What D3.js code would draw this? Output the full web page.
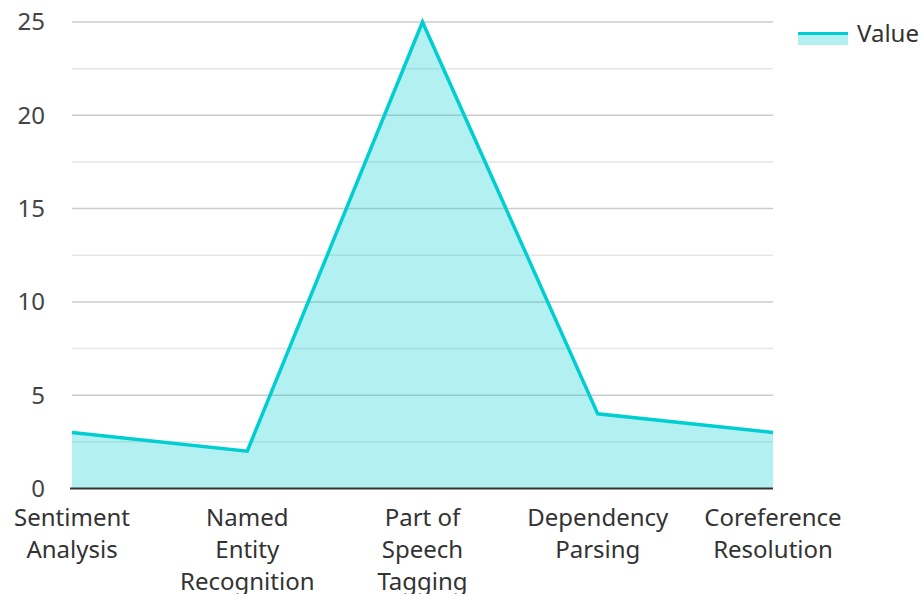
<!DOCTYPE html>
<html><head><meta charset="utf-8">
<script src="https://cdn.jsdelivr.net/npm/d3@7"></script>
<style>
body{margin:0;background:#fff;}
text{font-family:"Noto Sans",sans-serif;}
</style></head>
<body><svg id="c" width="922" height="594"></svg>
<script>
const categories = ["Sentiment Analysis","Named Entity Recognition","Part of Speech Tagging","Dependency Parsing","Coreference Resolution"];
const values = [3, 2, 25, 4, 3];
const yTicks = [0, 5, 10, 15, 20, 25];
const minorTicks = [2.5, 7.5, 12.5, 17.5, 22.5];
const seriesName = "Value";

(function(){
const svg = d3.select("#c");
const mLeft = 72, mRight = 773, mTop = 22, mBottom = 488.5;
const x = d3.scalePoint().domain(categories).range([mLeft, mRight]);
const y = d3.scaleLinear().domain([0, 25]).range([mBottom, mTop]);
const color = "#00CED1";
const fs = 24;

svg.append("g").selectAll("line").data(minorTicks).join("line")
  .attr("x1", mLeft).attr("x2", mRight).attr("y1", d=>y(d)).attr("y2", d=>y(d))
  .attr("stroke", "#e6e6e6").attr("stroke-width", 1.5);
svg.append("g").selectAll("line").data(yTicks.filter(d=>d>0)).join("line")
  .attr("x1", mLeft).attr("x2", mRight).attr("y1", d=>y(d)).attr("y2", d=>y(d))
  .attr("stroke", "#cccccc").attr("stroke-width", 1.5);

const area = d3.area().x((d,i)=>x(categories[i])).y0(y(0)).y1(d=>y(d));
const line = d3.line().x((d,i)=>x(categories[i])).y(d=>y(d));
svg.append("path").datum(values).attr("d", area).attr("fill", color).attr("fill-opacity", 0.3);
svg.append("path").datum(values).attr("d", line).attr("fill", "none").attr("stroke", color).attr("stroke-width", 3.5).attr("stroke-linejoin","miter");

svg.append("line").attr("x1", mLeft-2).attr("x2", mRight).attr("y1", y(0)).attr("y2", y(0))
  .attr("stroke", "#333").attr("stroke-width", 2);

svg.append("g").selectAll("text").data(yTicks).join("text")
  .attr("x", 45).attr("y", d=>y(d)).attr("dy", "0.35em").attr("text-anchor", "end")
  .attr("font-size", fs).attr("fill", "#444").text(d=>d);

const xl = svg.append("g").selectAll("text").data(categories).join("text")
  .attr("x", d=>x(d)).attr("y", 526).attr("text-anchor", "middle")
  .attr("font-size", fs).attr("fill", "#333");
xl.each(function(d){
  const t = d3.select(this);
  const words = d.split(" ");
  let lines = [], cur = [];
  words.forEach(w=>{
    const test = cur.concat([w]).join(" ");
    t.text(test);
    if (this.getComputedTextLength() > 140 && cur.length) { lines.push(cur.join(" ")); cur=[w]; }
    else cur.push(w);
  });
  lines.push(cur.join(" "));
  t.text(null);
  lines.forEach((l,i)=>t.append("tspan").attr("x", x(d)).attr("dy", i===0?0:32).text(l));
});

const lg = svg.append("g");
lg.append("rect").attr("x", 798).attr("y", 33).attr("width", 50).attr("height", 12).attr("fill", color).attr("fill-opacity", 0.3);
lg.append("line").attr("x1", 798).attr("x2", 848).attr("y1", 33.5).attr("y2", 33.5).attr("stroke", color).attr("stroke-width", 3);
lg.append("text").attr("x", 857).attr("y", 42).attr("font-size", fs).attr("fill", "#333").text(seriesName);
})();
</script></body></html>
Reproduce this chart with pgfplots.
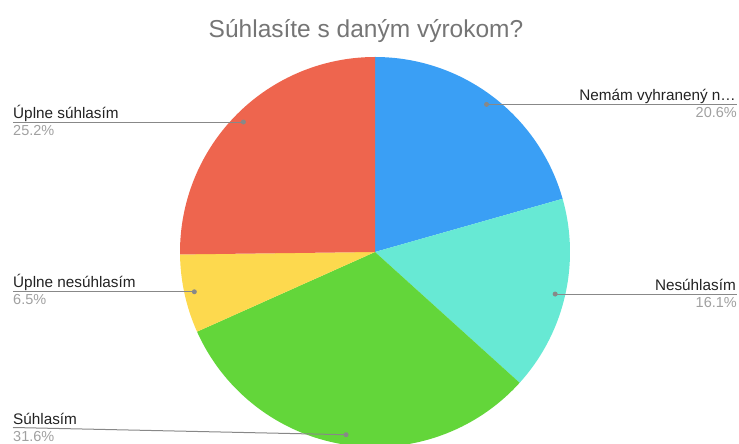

┄┄┄┄┄┄┄┄┄┄

Copy all the entries word for word. Omit any pictures.

- _Solution for this exercise_:
What D3.js code would draw this? Output the full web page.
<!DOCTYPE html>
<html><head><meta charset="utf-8">
<script src="https://cdn.jsdelivr.net/npm/d3@7"></script>
<style>
body{margin:0;background:#fff;}
text{font-family:"Noto Sans",sans-serif;}
</style></head>
<body><svg id="c" width="922" height="594"></svg>
<script>
const categories = ["Sentiment Analysis","Named Entity Recognition","Part of Speech Tagging","Dependency Parsing","Coreference Resolution"];
const values = [3, 2, 25, 4, 3];
const yTicks = [0, 5, 10, 15, 20, 25];
const minorTicks = [2.5, 7.5, 12.5, 17.5, 22.5];
const seriesName = "Value";

(function(){
const svg = d3.select("#c");
const mLeft = 72, mRight = 773, mTop = 22, mBottom = 488.5;
const x = d3.scalePoint().domain(categories).range([mLeft, mRight]);
const y = d3.scaleLinear().domain([0, 25]).range([mBottom, mTop]);
const color = "#00CED1";
const fs = 24;

svg.append("g").selectAll("line").data(minorTicks).join("line")
  .attr("x1", mLeft).attr("x2", mRight).attr("y1", d=>y(d)).attr("y2", d=>y(d))
  .attr("stroke", "#e6e6e6").attr("stroke-width", 1.5);
svg.append("g").selectAll("line").data(yTicks.filter(d=>d>0)).join("line")
  .attr("x1", mLeft).attr("x2", mRight).attr("y1", d=>y(d)).attr("y2", d=>y(d))
  .attr("stroke", "#cccccc").attr("stroke-width", 1.5);

const area = d3.area().x((d,i)=>x(categories[i])).y0(y(0)).y1(d=>y(d));
const line = d3.line().x((d,i)=>x(categories[i])).y(d=>y(d));
svg.append("path").datum(values).attr("d", area).attr("fill", color).attr("fill-opacity", 0.3);
svg.append("path").datum(values).attr("d", line).attr("fill", "none").attr("stroke", color).attr("stroke-width", 3.5).attr("stroke-linejoin","miter");

svg.append("line").attr("x1", mLeft-2).attr("x2", mRight).attr("y1", y(0)).attr("y2", y(0))
  .attr("stroke", "#333").attr("stroke-width", 2);

svg.append("g").selectAll("text").data(yTicks).join("text")
  .attr("x", 45).attr("y", d=>y(d)).attr("dy", "0.35em").attr("text-anchor", "end")
  .attr("font-size", fs).attr("fill", "#444").text(d=>d);

const xl = svg.append("g").selectAll("text").data(categories).join("text")
  .attr("x", d=>x(d)).attr("y", 526).attr("text-anchor", "middle")
  .attr("font-size", fs).attr("fill", "#333");
xl.each(function(d){
  const t = d3.select(this);
  const words = d.split(" ");
  let lines = [], cur = [];
  words.forEach(w=>{
    const test = cur.concat([w]).join(" ");
    t.text(test);
    if (this.getComputedTextLength() > 140 && cur.length) { lines.push(cur.join(" ")); cur=[w]; }
    else cur.push(w);
  });
  lines.push(cur.join(" "));
  t.text(null);
  lines.forEach((l,i)=>t.append("tspan").attr("x", x(d)).attr("dy", i===0?0:32).text(l));
});

const lg = svg.append("g");
lg.append("rect").attr("x", 798).attr("y", 33).attr("width", 50).attr("height", 12).attr("fill", color).attr("fill-opacity", 0.3);
lg.append("line").attr("x1", 798).attr("x2", 848).attr("y1", 33.5).attr("y2", 33.5).attr("stroke", color).attr("stroke-width", 3);
lg.append("text").attr("x", 857).attr("y", 42).attr("font-size", fs).attr("fill", "#333").text(seriesName);
})();
</script></body></html>
Reproduce this chart with pgfplots.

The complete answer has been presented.